Moody's outlook for the country's banking system continues to be ‘stable' but the investment consultancy sees “an increased risk of probable asset bubbles forming and posing a medium-to-longer-term challenge for the banking system.”
In its banking system outlook, released worldwide, Moody's Investor Service said the stable outlook is forecast over the next 12-18 months based on “favourable operating conditions, solid capital levels, a strong retail deposit funding base and sound liquidity.” But, it said, these “positive factors are balanced by the need to manage the accelerating pace of loan growth and recent asset quality challenges, particularly consumer lending.”
Risks
Stating that the operating milieu for Indian banks is likely to remain favourable to high credit growth with GDP growth trending back up to its pre-debt-crisis level of close to 9 per cent year, Moody's, however, hedged this against “potential downside risks emanating from still-high levels of inflation.” This is further pronounced by the risks “of an overheating economy, including the probable formation of asset bubbles, given our expectation of continued strong economic and credit growth, while real estate prices in metropolitan areas and equity markets have already recaptured their pre-crisis peaks.”
Still, Moody's observed that “regulatory limits on Indian banks' exposure to sensitive sectors, including capital markets, somewhat temper our concerns, as does our view that the asset quality pressures faced by Indian banks over the past two years will moderate.” It foresees asset quality to improve in the next year as industrial companies return to utilising their full capacity.
Pointing out that the moderate deterioration in asset quality in the past two years reflected reduced demand for Indian exports and higher delinquencies on unsecured personal loans, it said, “importantly, we expect loans that were restructured during the past two years to perform relatively well, as their track record so far suggests minimal slippages into problematic status.”
Fresh equity
Although Moody's analysis shows that the system is “resilient and that banks have the buffers to absorb the envisaged losses,” it cautioned that Indian banks do have high loan concentrations relative to their equity base and this “systemic vulnerability is unlikely to change significantly.” Even while the banking system is generally well capitalised, Moody's expect the Indian Government to continue infusing fresh equity into public sector banks as part of its recapitalisation plan. Private sector banks have sufficient capital to grow at above system average rates over the next one to two years, it noted.

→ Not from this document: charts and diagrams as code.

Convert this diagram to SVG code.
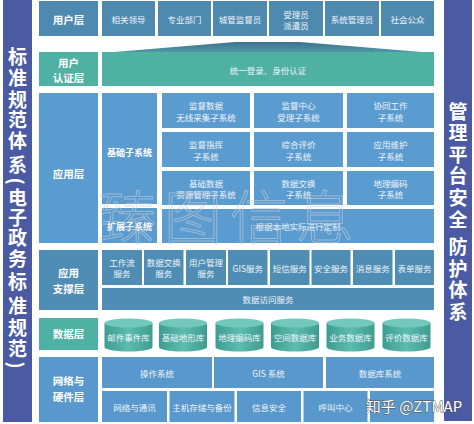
<svg xmlns="http://www.w3.org/2000/svg" width="474" height="424" viewBox="0 0 474 424">
<defs>
<style>
text{font-family:"Noto Sans CJK SC","Noto Sans",sans-serif;text-anchor:middle;dominant-baseline:central}
.t{font-size:8.5px;fill:#eef4fa}
.lb{font-size:10.5px;font-weight:bold;fill:#ffffff}
.sb{font-size:9px;font-weight:bold;fill:#ffffff}
.bar{fill:#4b5ba3}
.vt{font-size:19px;fill:#ffffff;font-weight:bold}
.u{fill:#4e8ab0}
.tl{fill:#4fb0a4}
.ap{fill:#5a9bd0}
.sp{fill:#4f8db5}
.nw{fill:#5898cc}
.cyl{fill:url(#cg)}
.cap{fill:#72c8bb}
</style>
<linearGradient id="cg" x1="0" y1="0" x2="1" y2="0">
<stop offset="0" stop-color="#3f9c90"/>
<stop offset="0.5" stop-color="#5cbcaf"/>
<stop offset="1" stop-color="#3f9c90"/>
</linearGradient>
<linearGradient id="rg" x1="0" y1="0" x2="0" y2="1">
<stop offset="0" stop-color="#3f6f92"/>
<stop offset="1" stop-color="#4f9ea2"/>
</linearGradient>
</defs>
<rect width="474" height="424" fill="#ffffff"/>

<g id="left-bar">
<rect class="bar" x="3" y="0" width="29" height="422"/>
<text class="vt" x="17.5" y="55">标</text>
<text class="vt" x="17.5" y="76">准</text>
<text class="vt" x="17.5" y="98">规</text>
<text class="vt" x="17.5" y="118">范</text>
<text class="vt" x="17.5" y="139">体</text>
<text class="vt" x="17.5" y="163">系</text>
<text class="vt" transform="translate(17.5,181) rotate(90)" x="0" y="0">(</text>
<text class="vt" x="17.5" y="196">电</text>
<text class="vt" x="17.5" y="216">子</text>
<text class="vt" x="17.5" y="236">政</text>
<text class="vt" x="17.5" y="257">务</text>
<text class="vt" x="17.5" y="280">标</text>
<text class="vt" x="17.5" y="304">准</text>
<text class="vt" x="17.5" y="326">规</text>
<text class="vt" x="17.5" y="347">范</text>
<text class="vt" transform="translate(17.5,365) rotate(90)" x="0" y="0">)</text>
</g>

<g id="right-bar">
<rect class="bar" x="444" y="0" width="28" height="421"/>
<text class="vt" x="458" y="110">管</text>
<text class="vt" x="458" y="131">理</text>
<text class="vt" x="458" y="153">平</text>
<text class="vt" x="458" y="174">台</text>
<text class="vt" x="458" y="196">安</text>
<text class="vt" x="458" y="218">全</text>
<text class="vt" x="458" y="245">防</text>
<text class="vt" x="458" y="267">护</text>
<text class="vt" x="458" y="288">体</text>
<text class="vt" x="458" y="310">系</text>
</g>

<g id="user-layer">
<rect class="u" x="39" y="1" width="59" height="35"/>
<text class="lb" x="68.5" y="19">用户层</text>
</g>
<g id="u1"><rect class="u" x="102" y="1" width="53" height="35"/><text class="t" x="128.5" y="18.5">相关领导</text></g>
<g id="u2"><rect class="u" x="158" y="1" width="53" height="35"/><text class="t" x="184.5" y="18.5">专业部门</text></g>
<g id="u3"><rect class="u" x="213" y="1" width="54" height="35"/><text class="t" x="240" y="18.5">城管监督员</text></g>
<g id="u4"><rect class="u" x="269" y="1" width="54" height="35"/><text class="t" x="296" y="13.5">受理员</text><text class="t" x="296" y="24.5">派遣员</text></g>
<g id="u5"><rect class="u" x="325" y="1" width="54" height="35"/><text class="t" x="352" y="18.5">系统管理员</text></g>
<g id="u6"><rect class="u" x="381" y="1" width="53" height="35"/><text class="t" x="407.5" y="18.5">社会公众</text></g>

<g id="auth-layer">
<polygon points="102,53 235,42 300,42 434,53" fill="url(#rg)"/>
<rect class="tl" x="39" y="52" width="59" height="34"/>
<text class="lb" x="68.5" y="62">用户</text>
<text class="lb" x="68.5" y="77">认证层</text>
</g>
<g id="auth"><rect class="tl" x="102" y="52" width="332" height="34"/><text class="t" x="268" y="70">统一登录、身份认证</text></g>

<g id="app-layer">
<rect class="ap" x="39" y="93" width="59" height="150"/>
<text class="lb" x="68.5" y="173">应用层</text>
</g>
<g id="basic"><rect class="ap" x="102" y="93" width="55" height="111"/><text class="sb" x="129.5" y="152">基础子系统</text></g>
<g id="ext"><rect class="ap" x="102" y="208" width="55" height="35"/><text class="sb" x="129.5" y="226">扩展子系统</text></g>
<g id="s11"><rect class="ap" x="162" y="93" width="88" height="35"/><text class="t" x="206" y="105">监督数据</text><text class="t" x="206" y="116.5">无线采集子系统</text></g>
<g id="s12"><rect class="ap" x="254" y="93" width="89" height="35"/><text class="t" x="298.5" y="105">监督中心</text><text class="t" x="298.5" y="116.5">受理子系统</text></g>
<g id="s13"><rect class="ap" x="347" y="93" width="87" height="35"/><text class="t" x="390.5" y="105">协同工作</text><text class="t" x="390.5" y="116.5">子系统</text></g>
<g id="s21"><rect class="ap" x="162" y="132" width="88" height="35"/><text class="t" x="206" y="144">监督指挥</text><text class="t" x="206" y="155.5">子系统</text></g>
<g id="s22"><rect class="ap" x="254" y="132" width="89" height="35"/><text class="t" x="298.5" y="144">综合评价</text><text class="t" x="298.5" y="155.5">子系统</text></g>
<g id="s23"><rect class="ap" x="347" y="132" width="87" height="35"/><text class="t" x="390.5" y="144">应用维护</text><text class="t" x="390.5" y="155.5">子系统</text></g>
<g id="s31"><rect class="ap" x="162" y="171" width="88" height="34"/><text class="t" x="206" y="182.5">基础数据</text><text class="t" x="206" y="194">资源管理子系统</text></g>
<g id="s32"><rect class="ap" x="254" y="171" width="89" height="34"/><text class="t" x="298.5" y="182.5">数据交换</text><text class="t" x="298.5" y="194">子系统</text></g>
<g id="s33"><rect class="ap" x="347" y="171" width="87" height="34"/><text class="t" x="390.5" y="182.5">地理编码</text><text class="t" x="390.5" y="194">子系统</text></g>
<g id="custom"><rect class="ap" x="162" y="209" width="272" height="34"/><text class="t" x="298" y="226">根据本地实际进行定制</text></g>

<g id="watermark">
<text x="230" y="214" style="font-size:58px;fill:none;stroke:#c9cfd6;stroke-width:1;opacity:0.6;letter-spacing:8px;font-weight:300">臻图信息</text>
</g>

<g id="support-layer">
<rect class="sp" x="39" y="250" width="59" height="60"/>
<text class="lb" x="68.5" y="272">应用</text>
<text class="lb" x="68.5" y="288">支撑层</text>
</g>
<g id="sv1"><rect class="sp" x="102" y="250" width="40" height="35"/><text class="t" x="122" y="262">工作流</text><text class="t" x="122" y="273">服务</text></g>
<g id="sv2"><rect class="sp" x="144" y="250" width="39.5" height="35"/><text class="t" x="163.8" y="262">数据交换</text><text class="t" x="163.8" y="273">服务</text></g>
<g id="sv3"><rect class="sp" x="186" y="250" width="40" height="35"/><text class="t" x="206" y="262">用户管理</text><text class="t" x="206" y="273">服务</text></g>
<g id="sv4"><rect class="sp" x="228" y="250" width="39.5" height="35"/><text class="t" x="247.8" y="267.5">GIS服务</text></g>
<g id="sv5"><rect class="sp" x="270" y="250" width="39.5" height="35"/><text class="t" x="289.8" y="267.5">短信服务</text></g>
<g id="sv6"><rect class="sp" x="311.5" y="250" width="39" height="35"/><text class="t" x="331" y="267.5">安全服务</text></g>
<g id="sv7"><rect class="sp" x="353" y="250" width="39.5" height="35"/><text class="t" x="372.8" y="267.5">消息服务</text></g>
<g id="sv8"><rect class="sp" x="395" y="250" width="39" height="35"/><text class="t" x="414.5" y="267.5">表单服务</text></g>
<g id="dao"><rect class="sp" x="102" y="288" width="332" height="22"/><text class="t" x="268" y="298.5">数据访问服务</text></g>

<g id="data-layer">
<rect class="tl" x="39" y="318" width="59" height="32"/>
<text class="lb" x="68.5" y="333.5">数据层</text>
</g>
<g id="db1"><path class="cyl" d="M104.5,323 v24 a24,4.5 0 0 0 48,0 v-24 z"/><ellipse class="cap" cx="128.5" cy="323" rx="24" ry="4.5"/><text class="t" x="128.5" y="337">邮件事件库</text></g>
<g id="db2"><path class="cyl" d="M159,323 v24 a24,4.5 0 0 0 48,0 v-24 z"/><ellipse class="cap" cx="183" cy="323" rx="24" ry="4.5"/><text class="t" x="183" y="337">基础地形库</text></g>
<g id="db3"><path class="cyl" d="M215.5,323 v24 a24,4.5 0 0 0 48,0 v-24 z"/><ellipse class="cap" cx="239.5" cy="323" rx="24" ry="4.5"/><text class="t" x="239.5" y="337">地理编码库</text></g>
<g id="db4"><path class="cyl" d="M271,323 v24 a24,4.5 0 0 0 48,0 v-24 z"/><ellipse class="cap" cx="295" cy="323" rx="24" ry="4.5"/><text class="t" x="295" y="337">空间数据库</text></g>
<g id="db5"><path class="cyl" d="M326.5,323 v24 a24,4.5 0 0 0 48,0 v-24 z"/><ellipse class="cap" cx="350.5" cy="323" rx="24" ry="4.5"/><text class="t" x="350.5" y="337">业务数据库</text></g>
<g id="db6"><path class="cyl" d="M382.5,323 v24 a24,4.5 0 0 0 48,0 v-24 z"/><ellipse class="cap" cx="406.5" cy="323" rx="24" ry="4.5"/><text class="t" x="406.5" y="337">评价数据库</text></g>

<g id="net-layer">
<rect class="nw" x="39" y="357" width="59" height="65"/>
<text class="lb" x="68.5" y="380">网络与</text>
<text class="lb" x="68.5" y="396">硬件层</text>
</g>
<g id="os"><rect class="nw" x="102" y="357" width="110" height="31"/><text class="t" x="157" y="372.5">操作系统</text></g>
<g id="gis"><rect class="nw" x="214" y="357" width="109" height="31"/><text class="t" x="268.5" y="372.5">GIS 系统</text></g>
<g id="dbs"><rect class="nw" x="326" y="357" width="108" height="31"/><text class="t" x="380" y="372.5">数据库系统</text></g>
<g id="n1"><rect class="nw" x="102" y="391" width="65" height="31"/><text class="t" x="134.5" y="406.5">网络与通讯</text></g>
<g id="n2"><rect class="nw" x="169.5" y="391" width="65" height="31"/><text class="t" x="202" y="406.5">主机存储与备份</text></g>
<g id="n3"><rect class="nw" x="237" y="391" width="64" height="31"/><text class="t" x="269" y="406.5">信息安全</text></g>
<g id="n4"><rect class="nw" x="303.5" y="391" width="64" height="31"/><text class="t" x="335.5" y="406.5">呼叫中心</text></g>
<g id="n5"><rect class="nw" x="370" y="391" width="64" height="31"/></g>

<g id="watermark-zhihu">
<text x="414" y="405" style="font-size:15px;fill:#ffffff;stroke:#4a4a4a;stroke-width:0.8;paint-order:stroke">知乎 @ZTMAP</text>
</g>

<g id="connectors"></g>
</svg>
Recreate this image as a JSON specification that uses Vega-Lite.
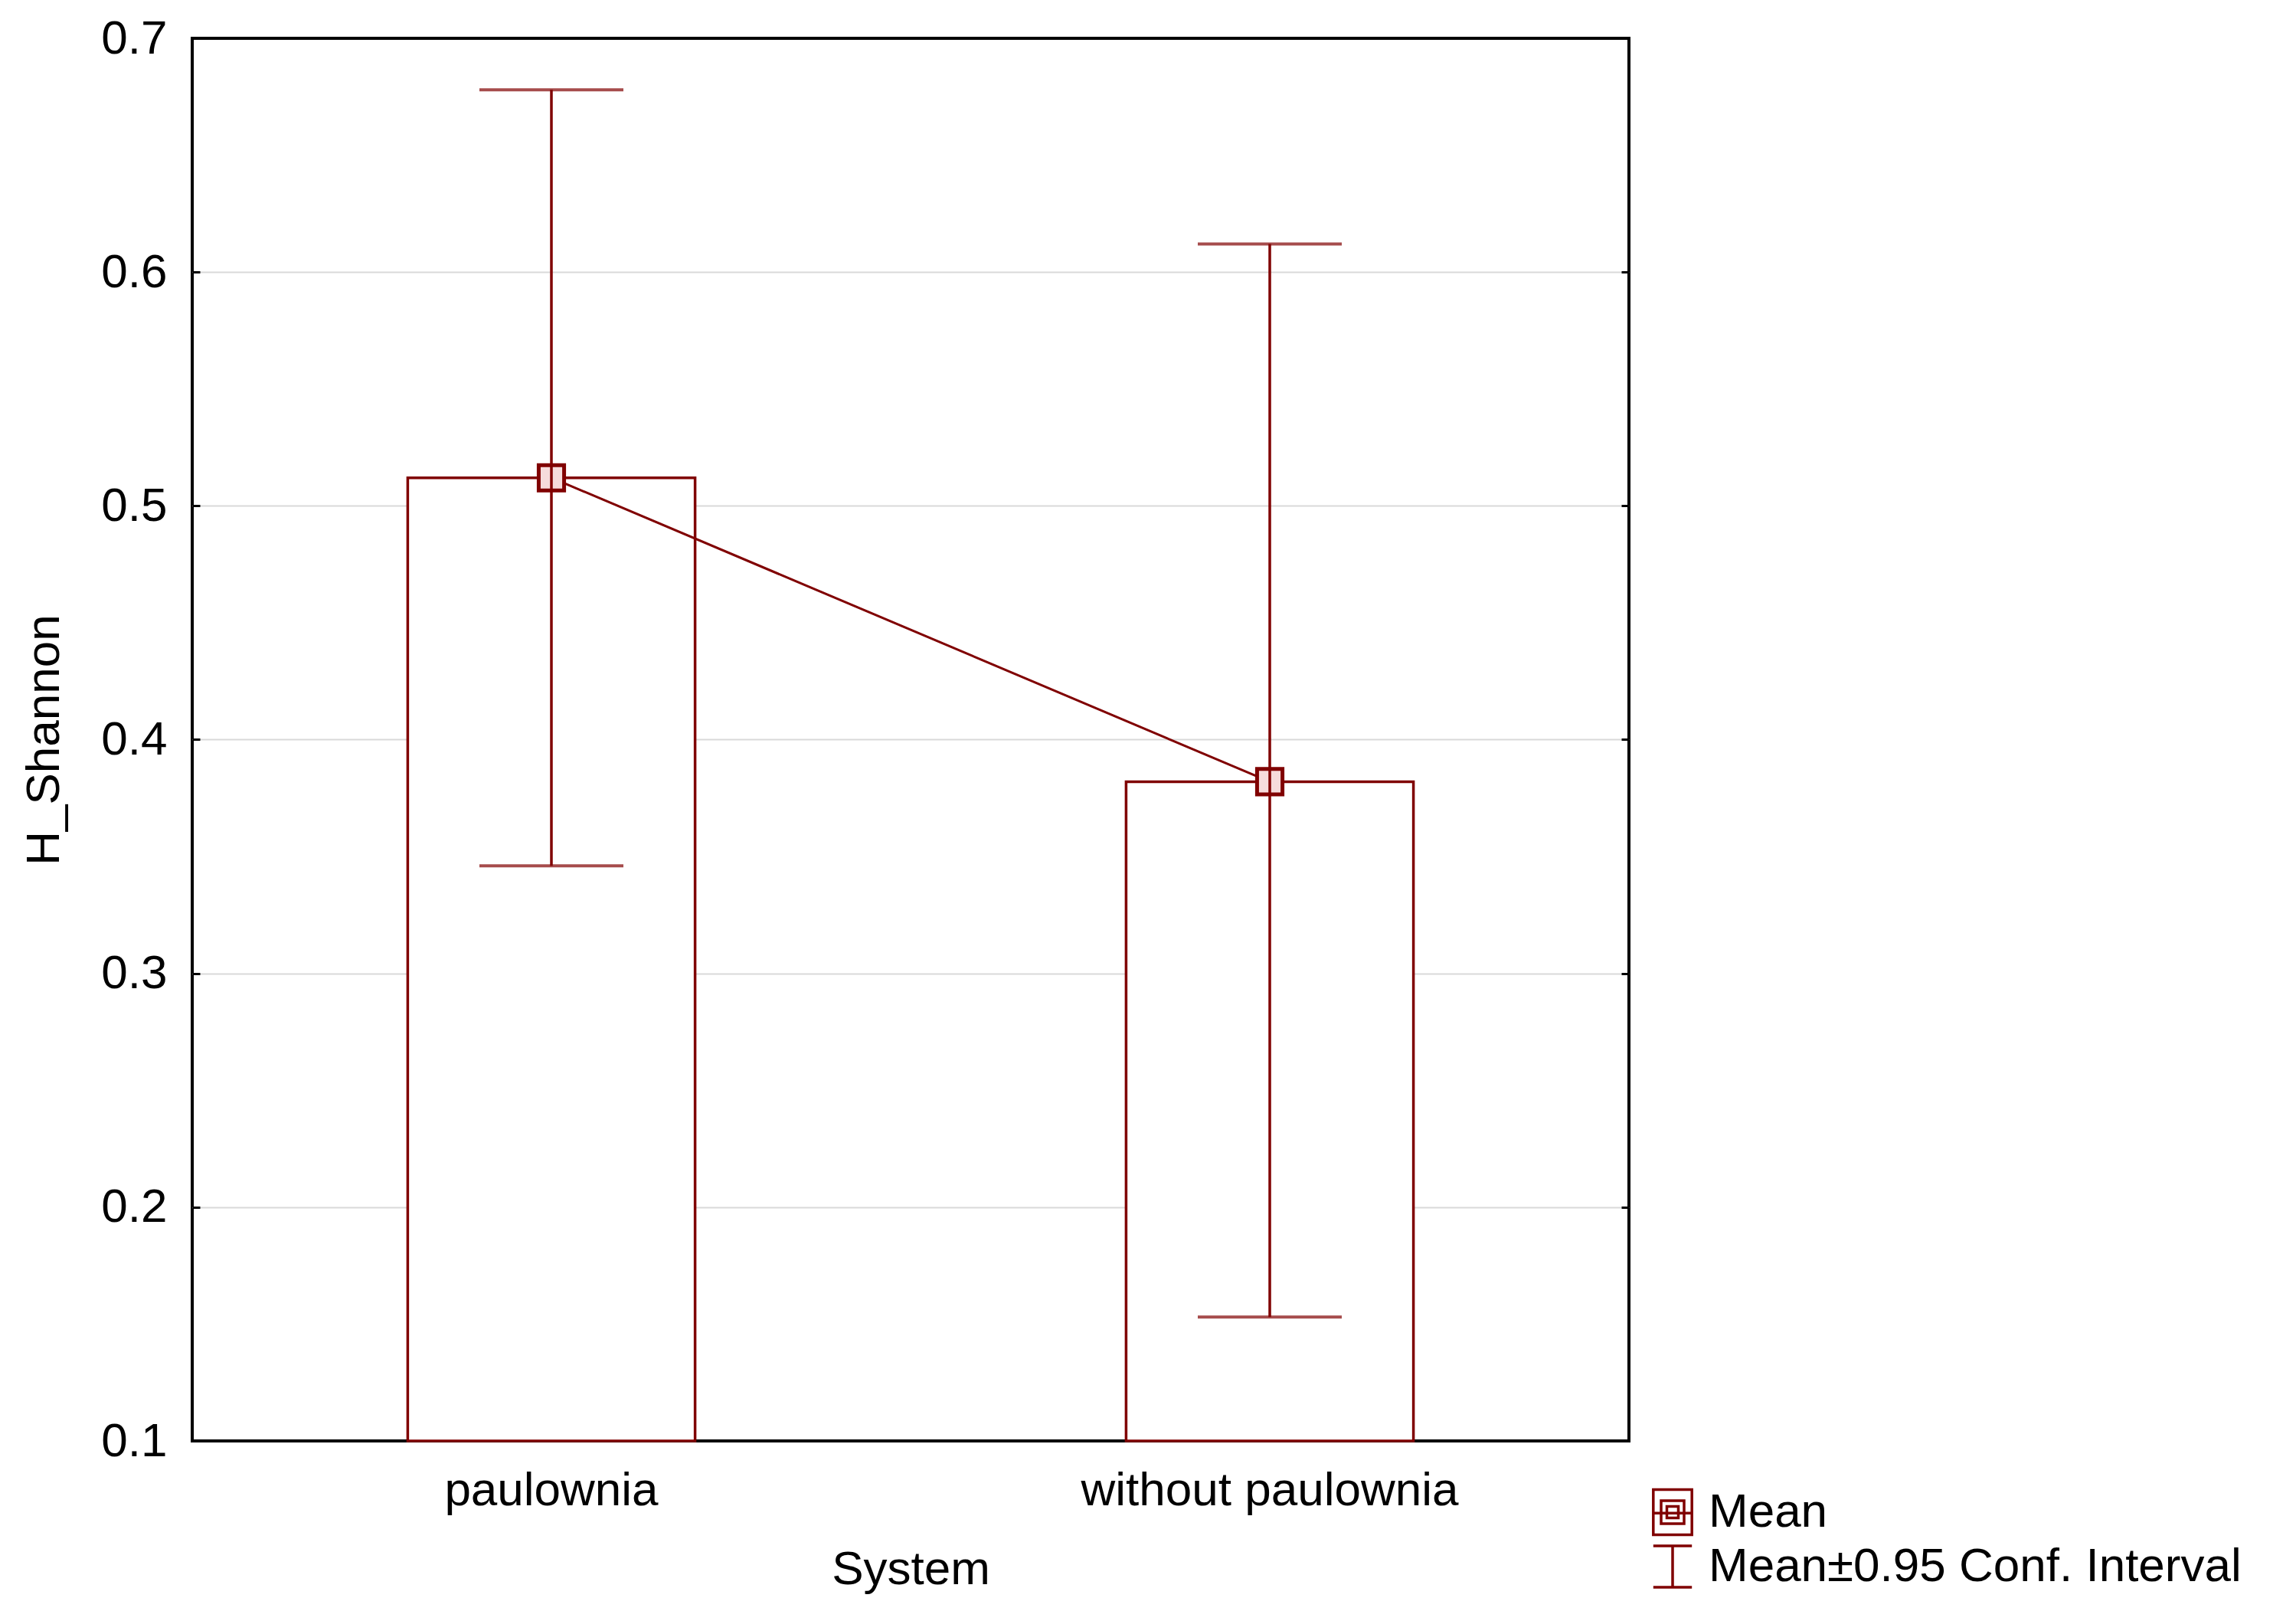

It said one of the Indian banking system's strengths is its favourable funding profile, driven mainly by retail customer deposits and a minimal reliance on wholesale funding which provides stability to the banks. Banks also have sizeable Government securities portfolios which are available to obtain immediate liquidity from the RBI through repurchase transactions. These holdings, it said, provide the capacity to handle occasional and transient tight local currency liquidity conditions arising out of material corporate payments.
Moody's expect overall banking profitability to grow in the coming quarters. Recurring earnings, especially for public sector banks, are likely to remain highly dependent on net-interest income in view of the traditional banking model followed in India . Private sector banks have more earnings diversification, with high fee income relative to PSBs. Net interest margins are likely to benefit from India 's currently rising interest rate regime, reflecting positively on Indian banks' profitability signs.
M&As
Moody's does not foresee merger and acquisition (M&A) activity among PSBs over the short to medium term, with the exception of the SBI group. “Extracting efficiencies and rationalising through cost-cutting among merged PSBs would be hard to achieve, given the political difficulty in closing branches and laying-off employees
While Moody's expect the Indian regulatory and supervisory structure in banking industry to be fine-tuned in the coming years to reinforce the financial stability framework, it said implementation of the advanced approaches to capital adequacy and the supervisory review and evaluation process under Pillar 2 of the Basel II would “mildly challenge Indian banks in terms of data, systems, technology and skilled human resources and particularly PSBs.”